= Taribelang =

Aboriginal Australian people

The Taribelang, also known as Taribelang Bunda, are an Aboriginal Australian people associated with the Bundaberg region of central Queensland.

==Country==
The Taribelang are associated with an area of approximately 1,800 square miles (4,700 km²) around Bundaberg, extending inland toward Walla, and north to Baffle Creek. Their traditional lands also include parts of the lower reaches of the Burrum River.

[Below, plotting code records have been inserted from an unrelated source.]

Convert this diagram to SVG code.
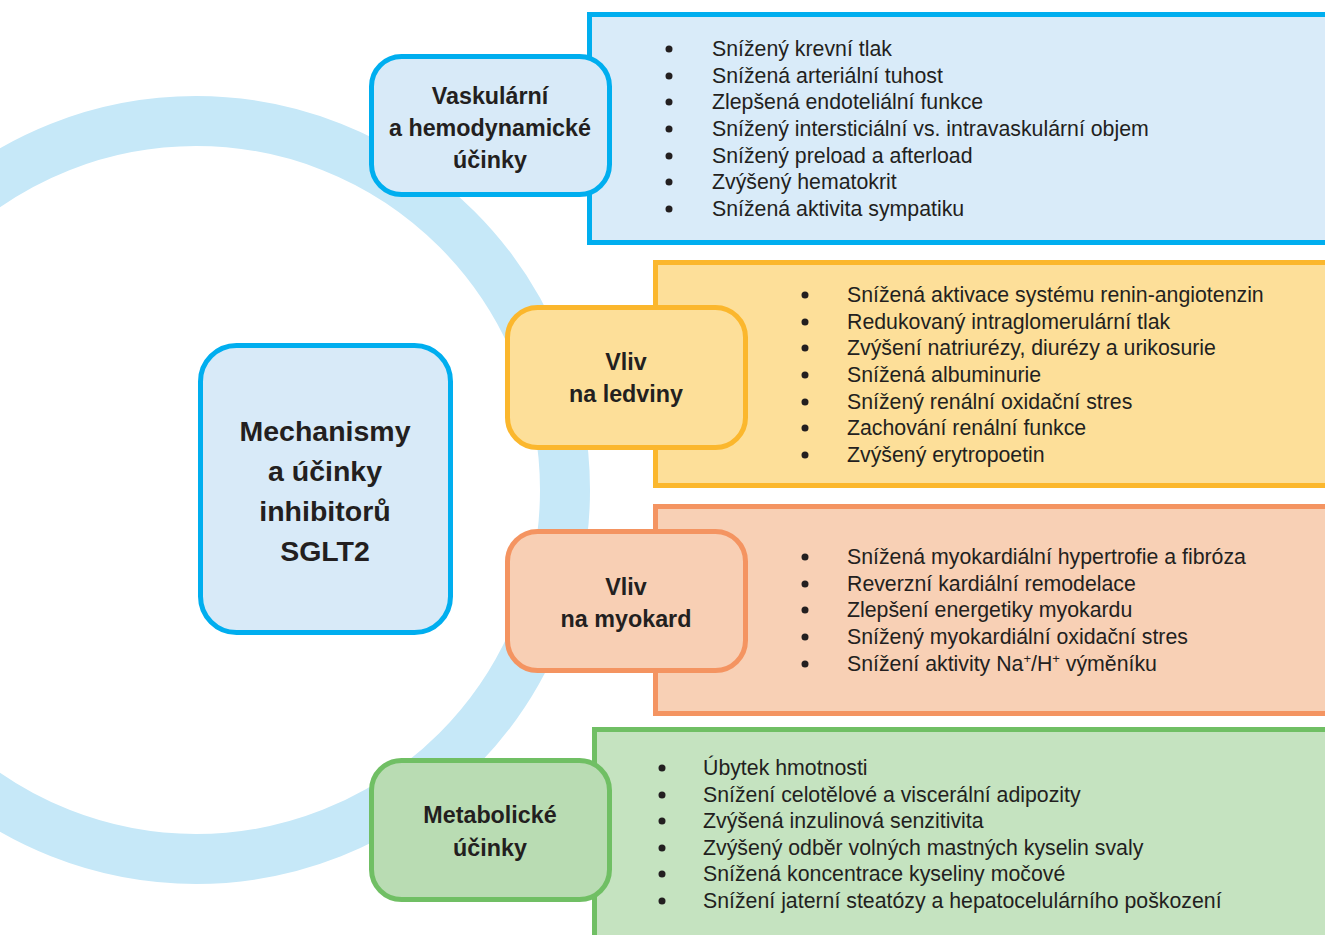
<svg xmlns="http://www.w3.org/2000/svg" width="1325" height="935" viewBox="0 0 1325 935">
<style>
  .lbl { font-family: "Liberation Sans", Arial, sans-serif; font-weight: bold; font-size: 23.3px; fill: #231f20; text-anchor: middle; }
  .main { font-family: "Liberation Sans", Arial, sans-serif; font-weight: bold; font-size: 28.5px; fill: #231f20; text-anchor: middle; }
  .itm { font-family: "Liberation Sans", Arial, sans-serif; font-size: 21.3px; fill: #231f20; }
  .dot { fill: #231f20; }
  .blueP { fill: #d9ebf9; stroke: #00aeef; stroke-width: 5; }
  .blueL { fill: #d8eaf8; stroke: #00aeef; stroke-width: 5; }
  .yelP { fill: #fddf99; stroke: #fbb72d; stroke-width: 5; }
  .yelL { fill: #fddf99; stroke: #fbb72d; stroke-width: 5; }
  .orP { fill: #f8d0b5; stroke: #f49461; stroke-width: 5; }
  .orL { fill: #f8cfb4; stroke: #f49461; stroke-width: 5; }
  .grP { fill: #c5e3c0; stroke: #70bf64; stroke-width: 5; }
  .grL { fill: #b9dcb3; stroke: #70bf64; stroke-width: 5; }
</style>
<rect width="1325" height="935" fill="#ffffff"/>
<g id="ring">
  <circle cx="196" cy="490" r="369" fill="none" stroke="#c6e8f8" stroke-width="50"/>
</g>
<g id="connectors"></g>

<g id="center">
  <rect x="200.5" y="345.5" width="250" height="287" rx="36" class="blueL"/>
  <text class="main" x="325" y="441">Mechanismy</text>
  <text class="main" x="325" y="481">a účinky</text>
  <text class="main" x="325" y="521">inhibitorů</text>
  <text class="main" x="325" y="561">SGLT2</text>
</g>

<g id="vascular">
  <rect x="589.5" y="14.5" width="750" height="228" class="blueP"/>
  <rect x="371.5" y="56.5" width="238" height="138" rx="30" class="blueL"/>
  <text class="lbl" x="490" y="104">Vaskulární</text>
  <text class="lbl" x="490" y="136">a hemodynamické</text>
  <text class="lbl" x="490" y="168">účinky</text>
  <g>
    <circle class="dot" cx="669" cy="49" r="3.5"/>
    <circle class="dot" cx="669" cy="76" r="3.5"/>
    <circle class="dot" cx="669" cy="102" r="3.5"/>
    <circle class="dot" cx="669" cy="129" r="3.5"/>
    <circle class="dot" cx="669" cy="156" r="3.5"/>
    <circle class="dot" cx="669" cy="182" r="3.5"/>
    <circle class="dot" cx="669" cy="209" r="3.5"/>
  </g>
  <text class="itm" x="712" y="56">Snížený krevní tlak</text>
  <text class="itm" x="712" y="83">Snížená arteriální tuhost</text>
  <text class="itm" x="712" y="109">Zlepšená endoteliální funkce</text>
  <text class="itm" x="712" y="136">Snížený intersticiální vs. intravaskulární objem</text>
  <text class="itm" x="712" y="163">Snížený preload a afterload</text>
  <text class="itm" x="712" y="189">Zvýšený hematokrit</text>
  <text class="itm" x="712" y="216">Snížená aktivita sympatiku</text>
</g>

<g id="kidney">
  <rect x="655.5" y="262.5" width="700" height="223" class="yelP"/>
  <rect x="507.5" y="307.5" width="238" height="140" rx="30" class="yelL"/>
  <text class="lbl" x="626" y="370">Vliv</text>
  <text class="lbl" x="626" y="402">na ledviny</text>
  <g>
    <circle class="dot" cx="805" cy="295" r="3.5"/>
    <circle class="dot" cx="805" cy="322" r="3.5"/>
    <circle class="dot" cx="805" cy="348" r="3.5"/>
    <circle class="dot" cx="805" cy="375" r="3.5"/>
    <circle class="dot" cx="805" cy="402" r="3.5"/>
    <circle class="dot" cx="805" cy="428" r="3.5"/>
    <circle class="dot" cx="805" cy="455" r="3.5"/>
  </g>
  <text class="itm" x="847" y="302">Snížená aktivace systému renin-angiotenzin</text>
  <text class="itm" x="847" y="329">Redukovaný intraglomerulární tlak</text>
  <text class="itm" x="847" y="355">Zvýšení natriurézy, diurézy a urikosurie</text>
  <text class="itm" x="847" y="382">Snížená albuminurie</text>
  <text class="itm" x="847" y="409">Snížený renální oxidační stres</text>
  <text class="itm" x="847" y="435">Zachování renální funkce</text>
  <text class="itm" x="847" y="462">Zvýšený erytropoetin</text>
</g>

<g id="myocard">
  <rect x="655.5" y="506.5" width="700" height="207" class="orP"/>
  <rect x="507.5" y="531.5" width="238" height="139" rx="30" class="orL"/>
  <text class="lbl" x="626" y="595">Vliv</text>
  <text class="lbl" x="626" y="627">na myokard</text>
  <g>
    <circle class="dot" cx="805" cy="557" r="3.5"/>
    <circle class="dot" cx="805" cy="584" r="3.5"/>
    <circle class="dot" cx="805" cy="610" r="3.5"/>
    <circle class="dot" cx="805" cy="637" r="3.5"/>
    <circle class="dot" cx="805" cy="664" r="3.5"/>
  </g>
  <text class="itm" x="847" y="564">Snížená myokardiální hypertrofie a fibróza</text>
  <text class="itm" x="847" y="591">Reverzní kardiální remodelace</text>
  <text class="itm" x="847" y="617">Zlepšení energetiky myokardu</text>
  <text class="itm" x="847" y="644">Snížený myokardiální oxidační stres</text>
  <text class="itm" x="847" y="671">Snížení aktivity Na<tspan font-size="13" dy="-8">+</tspan><tspan dy="8">/H</tspan><tspan font-size="13" dy="-8">+</tspan><tspan dy="8"> výměníku</tspan></text>
</g>

<g id="metabolic">
  <rect x="594.5" y="729.5" width="760" height="240" class="grP"/>
  <rect x="371.5" y="760.5" width="238" height="139" rx="30" class="grL"/>
  <text class="lbl" x="490" y="823">Metabolické</text>
  <text class="lbl" x="490" y="856">účinky</text>
  <g>
    <circle class="dot" cx="662" cy="768" r="3.5"/>
    <circle class="dot" cx="662" cy="795" r="3.5"/>
    <circle class="dot" cx="662" cy="821" r="3.5"/>
    <circle class="dot" cx="662" cy="848" r="3.5"/>
    <circle class="dot" cx="662" cy="874" r="3.5"/>
    <circle class="dot" cx="662" cy="901" r="3.5"/>
  </g>
  <text class="itm" x="703" y="775">Úbytek hmotnosti</text>
  <text class="itm" x="703" y="802">Snížení celotělové a viscerální adipozity</text>
  <text class="itm" x="703" y="828">Zvýšená inzulinová senzitivita</text>
  <text class="itm" x="703" y="855">Zvýšený odběr volných mastných kyselin svaly</text>
  <text class="itm" x="703" y="881">Snížená koncentrace kyseliny močové</text>
  <text class="itm" x="703" y="908">Snížení jaterní steatózy a hepatocelulárního poškození</text>
</g>
</svg>
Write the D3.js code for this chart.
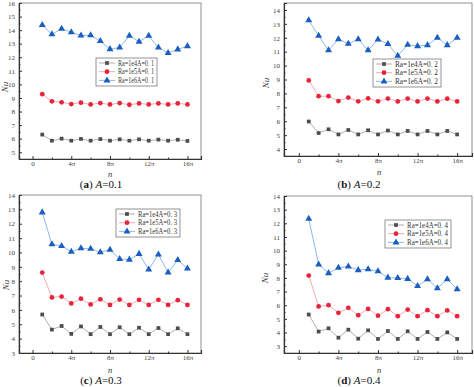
<!DOCTYPE html>
<html><head><meta charset="utf-8">
<script src="https://cdn.jsdelivr.net/npm/d3@7"></script>
<style>body{margin:0;background:#fff}svg{display:block}</style>
</head><body>
<script>
const nValues = [1,2,3,4,5,6,7,8,9,10,11,12,13,14,15,16];
const seriesNames = ["Ra=1e4","Ra=1e5","Ra=1e6"];
const aValues = ["0. 1","0. 2","0. 3","0. 4"];
const captions = ["a","b","c","d"];
const captionA = ["0.1","0.2","0.3","0.4"];
const xTickValues = [0,4,8,12,16];
const xTickLabels = ["0","4π","8π","12π","16π"];

const a1e4 = [6.3,5.85,6.0,5.85,5.98,5.85,5.97,5.85,5.95,5.85,5.95,5.85,5.93,5.85,5.92,5.83];
const a1e5 = [9.28,8.75,8.68,8.55,8.65,8.52,8.62,8.52,8.62,8.5,8.6,8.52,8.6,8.52,8.6,8.52];
const a1e6 = [14.38,13.7,14.1,13.85,13.6,13.62,13.2,12.6,12.72,13.58,13.15,13.58,12.72,12.32,12.58,12.82];

const b1e4 = [5.98,5.15,5.42,5.05,5.37,5.05,5.35,5.05,5.33,5.05,5.3,5.05,5.3,5.05,5.3,5.05];
const b1e5 = [8.93,7.8,7.8,7.45,7.7,7.43,7.65,7.43,7.63,7.42,7.63,7.42,7.63,7.42,7.62,7.42];
const b1e6 = [13.26,12.15,11.1,11.9,11.57,11.9,11.1,11.88,11.55,10.7,11.5,11.4,11.47,12.0,11.47,12.0];

const c1e4 = [5.68,4.63,4.88,4.33,4.85,4.31,4.81,4.31,4.79,4.31,4.76,4.31,4.74,4.31,4.72,4.31];
const c1e5 = [8.6,6.87,6.93,6.45,6.78,6.38,6.74,6.35,6.72,6.35,6.7,6.35,6.7,6.35,6.68,6.35];
const c1e6 = [12.79,10.57,10.45,10.05,10.29,10.25,10.02,10.19,9.54,9.5,9.9,8.81,9.86,8.6,9.47,8.88];

const d1e4 = [5.32,4.07,4.31,3.62,4.21,3.55,4.16,3.53,4.11,3.53,4.09,3.53,4.04,3.53,4.01,3.53];
const d1e5 = [8.17,5.91,6.0,5.44,5.81,5.27,5.73,5.23,5.71,5.2,5.68,5.2,5.64,5.2,5.62,5.2];
const d1e6 = [12.33,8.98,8.35,8.74,8.84,8.57,8.64,8.49,8.02,8.0,7.93,7.41,7.9,7.24,7.9,7.17];

const panelData = [[a1e4,a1e5,a1e6],[b1e4,b1e5,b1e6],[c1e4,c1e5,c1e6],[d1e4,d1e5,d1e6]];
const yDomains = [[4.5,16],[3.5,14.5],[3,14],[2.5,14]];
const yTicks = [[5,6,7,8,9,10,11,12,13,14,15,16],[4,5,6,7,8,9,10,11,12,13,14],[3,4,5,6,7,8,9,10,11,12,13,14],[3,4,5,6,7,8,9,10,11,12,13,14]];

// layout (styling, not data)
const layout = [
  {x0:19,x1:201,y0:3,y1:159,xd:[-1.4,17.4],leg:{x:96,y:58,w:61},ylab:[8,87],xlab:[110,177],cap:[101,188]},
  {x0:284,x1:472,y0:3,y1:156,xd:[-1.5,17.5],leg:{x:373,y:59,w:68},ylab:[269,83],xlab:[379,175],cap:[359,188]},
  {x0:19,x1:201,y0:195,y1:353,xd:[-1.4,17.4],leg:{x:116,y:209,w:64},ylab:[9,285],xlab:[110,373],cap:[101,384]},
  {x0:284,x1:472,y0:196,y1:353,xd:[-1.5,17.5],leg:{x:385,y:220,w:66},ylab:[268,278],xlab:[379,373],cap:[359,384]}
];
const markerColors = ["#4d4d4d","#e8243a","#1a5fc0"];
const lineColors = ["#a6a6a6","#f2a0a8","#7fb2ea"];
const markerTypes = [d3.symbolSquare, d3.symbolCircle, d3.symbolTriangle];
const markerSizes = [14, 18, 21];

const svg = d3.select("body").append("svg").attr("width",474).attr("height",387);
const serif = "'Liberation Serif','DejaVu Serif',serif";

layout.forEach((L,pi)=>{
  const g = svg.append("g");
  const x = d3.scaleLinear().domain(L.xd).range([L.x0,L.x1]);
  const y = d3.scaleLinear().domain(yDomains[pi]).range([L.y1,L.y0]);
  g.append("rect").attr("x",L.x0).attr("y",L.y0).attr("width",L.x1-L.x0).attr("height",L.y1-L.y0)
    .attr("fill","none").attr("stroke","#777").attr("stroke-width",0.8);
  const ya = d3.axisLeft(y).tickValues(yTicks[pi]).tickSize(-3).tickPadding(4).tickFormat(d3.format("d"));
  g.append("g").attr("transform",`translate(${L.x0},0)`).call(ya);
  const yMinor = d3.range(Math.ceil(yDomains[pi][0]*2)/2, yDomains[pi][1]+0.001, 0.5).filter(v=>!yTicks[pi].includes(v));
  g.append("g").attr("transform",`translate(${L.x0},0)`).call(d3.axisLeft(y).tickValues(yMinor).tickSize(-1.5).tickFormat("")).select(".domain").remove();
  const xa = d3.axisBottom(x).tickValues(xTickValues).tickSize(-3).tickPadding(2.5).tickFormat((d,i)=>xTickLabels[i]);
  g.append("g").attr("transform",`translate(0,${L.y1})`).call(xa);
  g.append("g").attr("transform",`translate(0,${L.y1})`).call(d3.axisBottom(x).tickValues([2,6,10,14]).tickSize(-1.5).tickFormat("")).select(".domain").remove();
  g.selectAll(".domain").attr("stroke","#333").attr("stroke-width",1.2);
  g.selectAll(".tick line").attr("stroke","#333");
  g.selectAll(".tick text").attr("font-family",serif).attr("font-size",7).attr("fill","#444");
  panelData[pi].forEach((vals,si)=>{
    const pts = nValues.map((n,i)=>[n,vals[i]]);
    g.append("path").datum(pts).attr("fill","none").attr("stroke",lineColors[si]).attr("stroke-width",0.9)
      .attr("d",d3.line().x(d=>x(d[0])).y(d=>y(d[1])));
    g.selectAll(null).data(pts).enter().append("path")
      .attr("transform",d=>`translate(${x(d[0])},${y(d[1])})`)
      .attr("d",d3.symbol().type(markerTypes[si]).size(markerSizes[si]))
      .attr("fill",markerColors[si]);
  });
  const lg = g.append("g");
  lg.append("rect").attr("x",L.leg.x).attr("y",L.leg.y).attr("width",L.leg.w).attr("height",28)
    .attr("fill","#fff").attr("stroke","#666").attr("stroke-width",0.7);
  seriesNames.forEach((s,si)=>{
    const ry = L.leg.y+5+si*8.7;
    lg.append("line").attr("x1",L.leg.x+3).attr("x2",L.leg.x+19).attr("y1",ry).attr("y2",ry)
      .attr("stroke",lineColors[si]).attr("stroke-width",0.9);
    lg.append("path").attr("transform",`translate(${L.leg.x+11},${ry})`)
      .attr("d",d3.symbol().type(markerTypes[si]).size(markerSizes[si])).attr("fill",markerColors[si]);
    lg.append("text").attr("x",L.leg.x+22).attr("y",ry+2.5).attr("font-family",serif).attr("font-size",7.2)
      .attr("fill","#333").attr("textLength",L.leg.w-25).attr("lengthAdjust","spacingAndGlyphs")
      .text(s+"A="+aValues[pi]);
  });
  g.append("text").attr("transform",`translate(${L.ylab[0]},${L.ylab[1]}) rotate(-90)`).attr("text-anchor","middle")
    .attr("font-family",serif).attr("font-style","italic").attr("font-size",9).attr("fill","#333").text("Nu");
  g.append("text").attr("x",L.xlab[0]).attr("y",L.xlab[1]).attr("text-anchor","middle")
    .attr("font-family",serif).attr("font-style","italic").attr("font-size",8.5).attr("fill","#333").text("n");
  const cap = g.append("text").attr("x",L.cap[0]).attr("y",L.cap[1]).attr("text-anchor","middle")
    .attr("font-family",serif).attr("font-size",11).attr("fill","#111");
  cap.append("tspan").text("(");
  cap.append("tspan").attr("font-weight","bold").text(captions[pi]);
  cap.append("tspan").text(") ");
  cap.append("tspan").attr("font-style","italic").text("A");
  cap.append("tspan").text("="+captionA[pi]);
});
</script>
</body></html>
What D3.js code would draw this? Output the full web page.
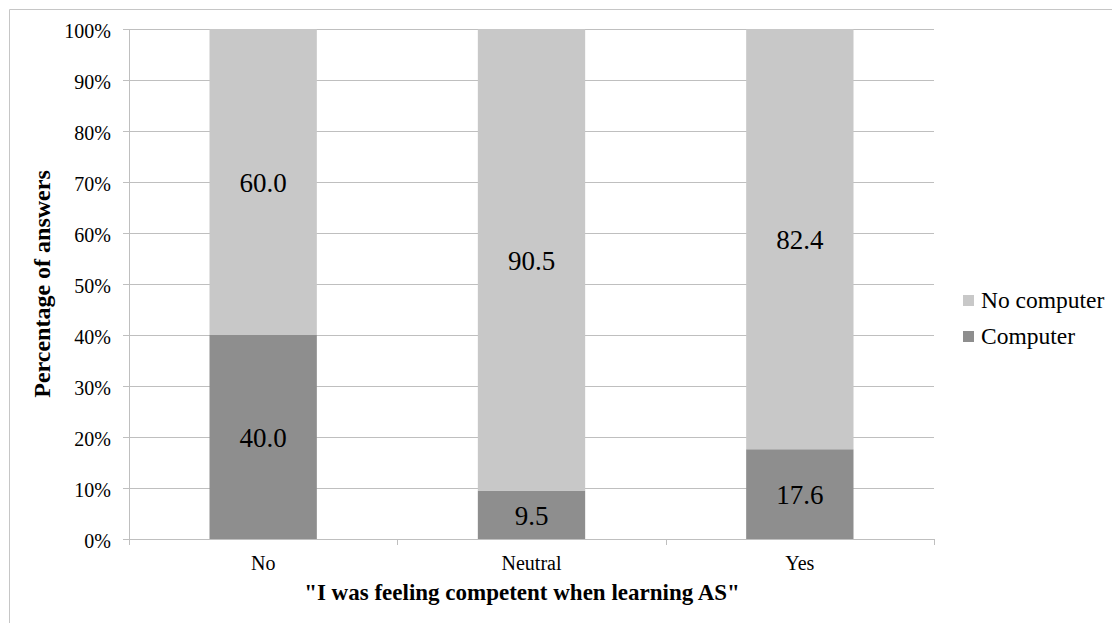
<!DOCTYPE html>
<html><head><meta charset="utf-8">
<script src="https://cdn.jsdelivr.net/npm/d3@7/dist/d3.min.js"></script>
<style>body{margin:0;background:#fff} svg text{font-family:"Liberation Serif","Times New Roman",Times,"DejaVu Serif",serif;}</style>
</head><body>
<svg id="c" width="1112" height="623"></svg>
<script>
const categories = ["No", "Neutral", "Yes"];
const computer = [40.0, 9.5, 17.6];
const noComputer = [60.0, 90.5, 82.4];
const seriesNames = ["Computer", "No computer"];
const seriesColors = ["#8e8e8e", "#c8c8c8"];
const yTicks = [0,10,20,30,40,50,60,70,80,90,100];
const xTitle = '"I was feeling competent when learning AS"';
const yTitle = "Percentage of answers";

const svg = d3.select("#c");
const L = 129, R = 934, T = 29, B = 539;

// outer frame
svg.append("line").attr("x1",9.5).attr("x2",1112).attr("y1",9.5).attr("y2",9.5).attr("stroke","#c6c6c6");
svg.append("line").attr("x1",9.5).attr("x2",9.5).attr("y1",9.5).attr("y2",623).attr("stroke","#c6c6c6");

const x = d3.scaleBand().domain(categories).range([L, R]).paddingInner(0.6).paddingOuter(0.3);
const xOuter = d3.scaleBand().domain(categories).range([L, R]);
const y = d3.scaleLinear().domain([0,100]).range([B, T]);

// gridlines
svg.append("g").selectAll("line").data(yTicks).join("line")
  .attr("x1", L-6).attr("x2", R).attr("y1", d=>Math.round(y(d))+0.5).attr("y2", d=>Math.round(y(d))+0.5)
  .attr("stroke","#bfbfbf").attr("stroke-width",1);
// y axis line
svg.append("line").attr("x1",L+0.5).attr("x2",L+0.5).attr("y1",T).attr("y2",B+5).attr("stroke","#bfbfbf");
// x tick marks
const bounds = [L, xOuter("Neutral"), xOuter("Yes"), R];
svg.append("g").selectAll("line").data(bounds).join("line")
  .attr("x1", d=>Math.round(d)+0.5).attr("x2", d=>Math.round(d)+0.5).attr("y1", B).attr("y2", B+6)
  .attr("stroke","#bfbfbf");

// y tick labels
svg.append("g").selectAll("text").data(yTicks).join("text")
  .attr("x", L-18).attr("y", d=>y(d)).attr("dy","0.43em").attr("text-anchor","end")
  .attr("font-size",20).attr("fill","#000").text(d=>d+"%");

// stacks
const rows = categories.map((c,i)=>({cat:c, Computer:computer[i], "No computer":noComputer[i]}));
const stack = d3.stack().keys(seriesNames)(rows);
stack.forEach((s,si)=>{
  const g = svg.append("g");
  g.selectAll("rect").data(s).join("rect")
    .attr("x", d=>x(d.data.cat)).attr("width", x.bandwidth())
    .attr("y", d=>y(d[1])).attr("height", d=>y(d[0])-y(d[1]))
    .attr("fill", seriesColors[si]);
  g.selectAll("text").data(s).join("text")
    .attr("x", d=>x(d.data.cat)+x.bandwidth()/2).attr("y", d=>(y(d[0])+y(d[1]))/2)
    .attr("dy","0.38em").attr("text-anchor","middle")
    .attr("font-size",27).attr("fill","#000")
    .text(d=>(d[1]-d[0]).toFixed(1));
});

// category labels
svg.append("g").selectAll("text").data(categories).join("text")
  .attr("x", d=>xOuter(d)+xOuter.bandwidth()/2).attr("y", 570).attr("text-anchor","middle")
  .attr("font-size",20).attr("fill","#000").text(d=>d);

// axis titles
svg.append("text").attr("x",522).attr("y",600).attr("text-anchor","middle")
  .attr("font-size",23).attr("font-weight","bold").text(xTitle);
svg.append("text").attr("transform",`translate(50,${(T+B)/2}) rotate(-90)`).attr("text-anchor","middle")
  .attr("font-size",24).attr("font-weight","bold").text(yTitle);

// legend
const leg = [{n:"No computer", c:seriesColors[1], y:308},{n:"Computer", c:seriesColors[0], y:344}];
const lg = svg.append("g").selectAll("g").data(leg).join("g");
lg.append("rect").attr("x",963).attr("y",d=>d.y-13).attr("width",11).attr("height",11).attr("fill",d=>d.c);
lg.append("text").attr("x",981).attr("y",d=>d.y)
  .attr("font-size",23.5).attr("fill","#000").text(d=>d.n);
</script>
</body></html>
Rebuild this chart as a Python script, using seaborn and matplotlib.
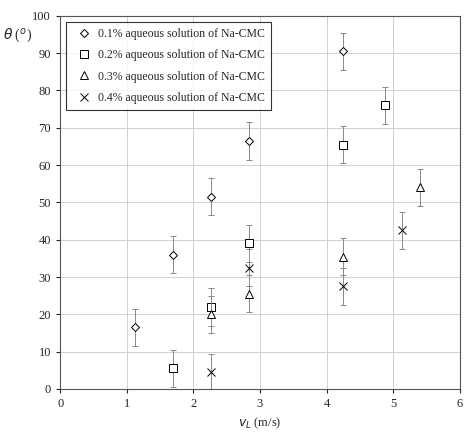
import matplotlib
matplotlib.use("Agg")
import matplotlib.pyplot as plt
import seaborn as sns
import pandas as pd

sns.set_style("white")
plt.rcParams['font.family'] = ['Liberation Serif', 'DejaVu Serif']

x1 = [1.13, 1.70, 2.26, 2.83, 4.25]
y1 = [16.5, 36.0, 51.5, 66.5, 90.5]
x2 = [1.70, 2.26, 2.83, 4.25, 4.87]
y2 = [5.5, 22.0, 39.0, 65.5, 76.0]
x3 = [2.26, 2.83, 4.25, 5.40]
y3 = [20.0, 25.5, 35.5, 54.0]
x4 = [2.26, 2.83, 4.25, 5.13]
y4 = [4.5, 32.5, 27.5, 42.5]
err = 5.0
labels = ["0.1% aqueous solution of Na-CMC", "0.2% aqueous solution of Na-CMC",
          "0.3% aqueous solution of Na-CMC", "0.4% aqueous solution of Na-CMC"]
markers = ["D", "s", "^", "x"]
sizes = [4, 5.5, 5.5, 5.5]

fig, ax = plt.subplots(figsize=(4.74, 4.41), dpi=100)
for xs, ys, lab, m, s in zip([x1, x2, x3, x4], [y1, y2, y3, y4], labels, markers, sizes):
    ax.errorbar(xs, ys, yerr=err, fmt='none', ecolor='#888888', elinewidth=0.7, capsize=2, capthick=0.7)
    df = pd.DataFrame({"x": xs, "y": ys})
    ax.plot(df.x, df.y, linestyle='none', marker=m, markersize=s,
            markerfacecolor='white' if m != 'x' else 'black', markeredgecolor='black',
            markeredgewidth=0.7, label=lab)

ax.set_xlim(0, 6)
ax.set_ylim(0, 100)
ax.set_xticks(range(0, 7))
ax.set_yticks(range(0, 101, 10))
ax.grid(True, color='#d0d0d0', linewidth=0.7)
ax.set_axisbelow(True)
for sp in ax.spines.values():
    sp.set_color('#555555'); sp.set_linewidth(0.8)
ax.tick_params(labelsize=9, length=3, direction='out', left=True, bottom=True)
ax.set_xlabel(r"$v_L$ (m/s)", fontsize=9)
ax.text(-0.07, 0.97, r"$\theta$ ($^o$)", transform=ax.transAxes, ha='right', va='top', fontsize=10)
leg = ax.legend(loc='upper left', fontsize=8.5, frameon=True, fancybox=False,
                edgecolor='black', handletextpad=0.2, borderpad=0.5, labelspacing=0.8)
leg.get_frame().set_linewidth(0.8)
fig.subplots_adjust(left=0.127, right=0.97, top=0.964, bottom=0.118)
fig.savefig("out.png", dpi=100)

Native title processes have formally recognised the Taribelang Bunda people as a distinct group, alongside the Gooreng Gooreng, Gooreng, and Bailai peoples, in connection to Country in the broader region. Taribelang peoples, in conjunction with the aforementioned clans, were granted native title in 2017.

==Alternative names==
- Tarribelung
- Daribelum Bunda
- Darpil
- Wokkari
- Dundaburra
- Bunda
- Kalki
- Butchulla (meaning: People by the sea)
- Gindjaburra
- Burrang
- Balkuin
- Dilbai Derwain Bonda
- Yawai

==Notes==

The Taribelang people, also known as the Taribelang Bunda people, are the northern marriage class of the Kabi tribe. Their territory stretches from Baffle Creek in the north to the Burrum River in the south. Originally named Dilbai Derwhain Bonda, the name was altered by European colonizers who struggled with pronunciation. Dilbai refers to the mother moiety or phratry, while Derwhain and Bonda represent the two bloodlines or skins under this marriage class. Tragically, the Taribelang population has dwindled due to a massacre on Paddy's Island in North Bundaberg, leaving only a few families remaining.